A launch was detected about 80nm north of Severmorsk. The Russian, American, and Czech tracking stations confirm the launch from the Delta III Borisoglebsk (K-496) at 1946 UTC.I’m just pulling your leg….kind of. All the above is true, it just happened. The same boat that hit the USS Grayling in 1993 launched a SLBM. This time though, it was just 1. Not 16. No MIRVs. It kept going with its payload. Up. Up. …. and into the age of sail.Solar sail. A solar sail is a spacecraft without an engine - it is pushed along directly by light particles from the Sun, reflecting off giant mirror-like sails. Because it carries no fuel and keeps accelerating over almost unlimited distances, it is the only technology now in existence that can one day take us to the stars.
Cosmos 1 has 8 triangular sails, each 15 meters (50 feet) in length, configured around the spacecraft's body at the center. The sails will be deployed by inflatable tubes once the spacecraft is in orbit.
The spacecraft will be launched from a submerged Russian submarine in the Barents Sea. It will be carried into orbit on board a Volna rocket - a converted ICBM left over from the old Soviet arsenal.
Read all about it. Cool. PS: Be honest: is some ways you miss the Cold War, don't you? RECCO Test #1: (see 'Viewgraph') Identify ship. "Knife in back; lip on stack; hotdog pack; it's a _____." First correct response gets a 72 hr liberty pass over any 3-day weekend.

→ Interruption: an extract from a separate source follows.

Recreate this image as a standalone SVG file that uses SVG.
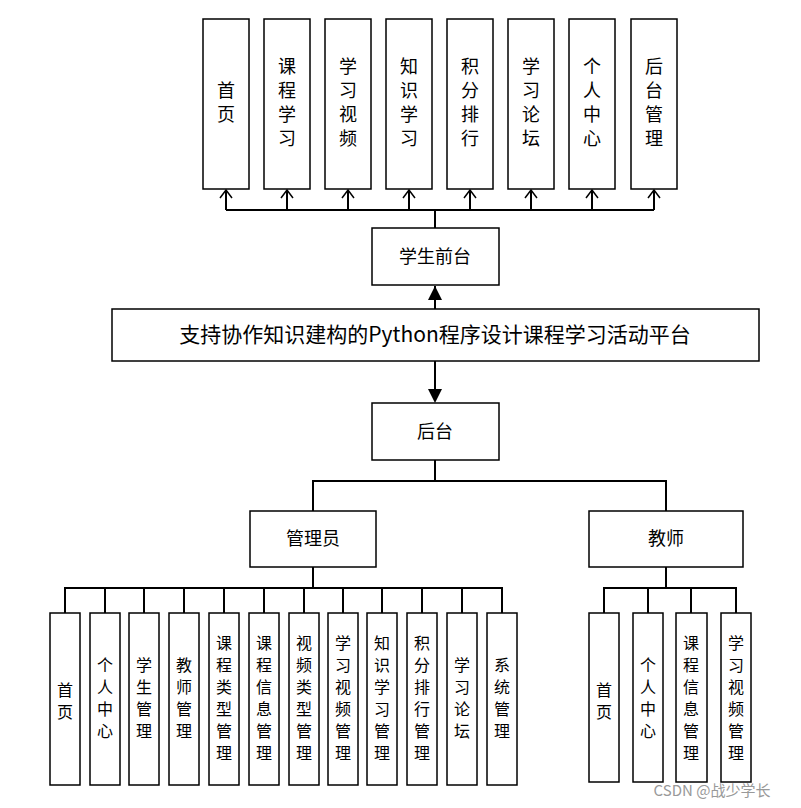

UPDATE: In the finest traditions of the Soviet/Russian Naval service; things did not go off that well. Contact was lost shortly after lift-off. They think they found its signal in orbit but are not sure. Here is the "interesting" thing. The US Space Command states it can't find it. I hope that the thing never made orbit and the signal is a fluke, or that there is some OPSEC thing going on here; because if a clapped out Russian SSBN can launch a clapped out SLBM from a know location at a known time on a know trajectory and we cannot track it..... Well, you do the math.